SES's investment in IP-Prime
includes a large program-distribution facility in Vernon Valley, N.J. More
importantly, the company had dedicated
its AMC-9 satellite's 22 C-band transponders to IP-Prime, providing more
than 300 channels of television to the telecom operators, including 20 channels
in high-definition format.
For SES,
keeping a satellite dedicated
to a service whose revenue potential is now viewed as weak was unacceptable,
and the Luxembourg-based company's board of directors agreed with the company's
executive committee to cut the losses.
"[W]ith a
subscriber base of less than 10,000 at the end of November, and after more than
two years of service, the consumer uptake is insufficient to justify continuing
operations," SES
Americom Chief Executive Rob Bednarek said in a Dec. 15 statement.
SES is
under contractual obligation to its IP-Prime telecom operators to give six
months' notice before shutdown, SES spokesman Yves Feltes said Dec. 15. But
even without that obligation, SES would want to give its customers time to
consider alternatives to IP-Prime.
"The
decision we are making should not be viewed as our saying that satellite
platforms will not have a role in delivering IP television," Feltes said. "But
we don't see how this platform could be made financially viable.
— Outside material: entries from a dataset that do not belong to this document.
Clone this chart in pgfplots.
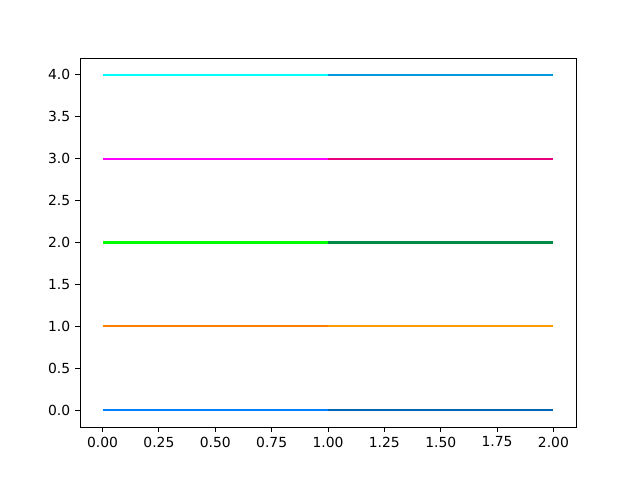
\documentclass[border=0pt]{standalone}
\usepackage{fontspec}
\setmainfont{DejaVu Sans}
\usepackage{pgfplots}
\pgfplotsset{compat=1.18}

\definecolor{c0a}{HTML}{0080FF}
\definecolor{c0b}{HTML}{0066B3}
\definecolor{c1a}{HTML}{FF8000}
\definecolor{c1b}{HTML}{FF9900}
\definecolor{c2a}{HTML}{00FF00}
\definecolor{c2b}{HTML}{008C45}
\definecolor{c3a}{HTML}{FF00FF}
\definecolor{c3b}{HTML}{E6007E}
\definecolor{c4a}{HTML}{00FFFF}
\definecolor{c4b}{HTML}{0099DD}

\begin{document}
\begin{tikzpicture}
\path[use as bounding box] (-57.6pt,-38.16pt) rectangle (403.2pt,307.44pt);
\begin{axis}[
  at={(0,0)}, anchor=south west,
  scale only axis,
  width=357.12pt, height=265.68pt,
  xmin=-0.1, xmax=2.1, ymin=-0.2, ymax=4.2,
  xtick={0,0.25,...,2}, ytick={0,0.5,...,4},
  xtick pos=left, ytick pos=left,
  tick align=outside,
  major tick length=3.5pt,
  every tick/.style={black, line width=0.6pt},
  axis line style={line width=0.6pt},
  xticklabel style={/pgf/number format/.cd, fixed, fixed zerofill, precision=2},
  yticklabel style={/pgf/number format/.cd, fixed, fixed zerofill, precision=1},
  /pgf/number format/assume math mode=true,
  tick label style={font=\fontsize{10}{12}\selectfont},
  every axis plot/.append style={line width=1.5pt},
]
\addplot[c0a] coordinates {(0,0) (1,0)};
\addplot[c0b] coordinates {(1,0) (2,0)};
\addplot[c1a] coordinates {(0,1) (1,1)};
\addplot[c1b] coordinates {(1,1) (2,1)};
\addplot[c2a] coordinates {(0,2) (1,2)};
\addplot[c2b] coordinates {(1,2) (2,2)};
\addplot[c3a] coordinates {(0,3) (1,3)};
\addplot[c3b] coordinates {(1,3) (2,3)};
\addplot[c4a] coordinates {(0,4) (1,4)};
\addplot[c4b] coordinates {(1,4) (2,4)};
\end{axis}
\end{tikzpicture}
\end{document}
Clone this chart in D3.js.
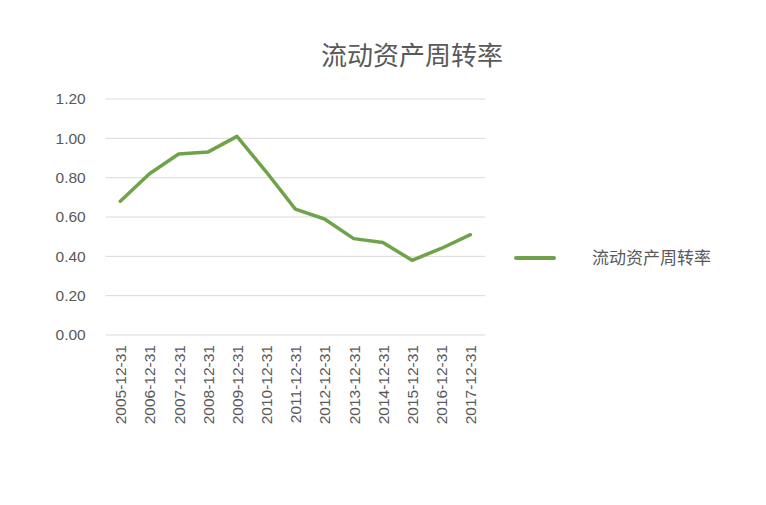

We consider
ourselves to have been successful in signing up the telcos. But there would
need to be an additional effort in educating the telcos in signing up their
customers."
The
decision to shut down IP-Prime was not a complete surprise. SES Americom had
reduced staff at the service earlier this year, and Bednarek said in a
September interview with Space News that IP-Prime needed to be rethought.
"What we're
now looking at is: Who is the right party to scale this thing up?" Bednarek
said. "Are we at SES prepared to go to the thousands of telcos in the United
States and install head-end equipment [necessary for the link from the
satellite to the customer]? It's like the cable-head-end business. We don't
install the head-ends. It makes some sense to get some other people to do
this."
Feltes
declined to disclose the size of the investment SES has made in IP-Prime, but
said the overall business model was built on SES being paid based on the number
of subscribers the local telecom operators booked for the service.
With so few
subscribers, SES could not justify reserving an entire satellite for IP-Prime,
he said.
"I am
convinced you will see IP-TV on SES satellites
in different regions of the world," but with business models different from
what was tried with IP-Prime, Feltes said.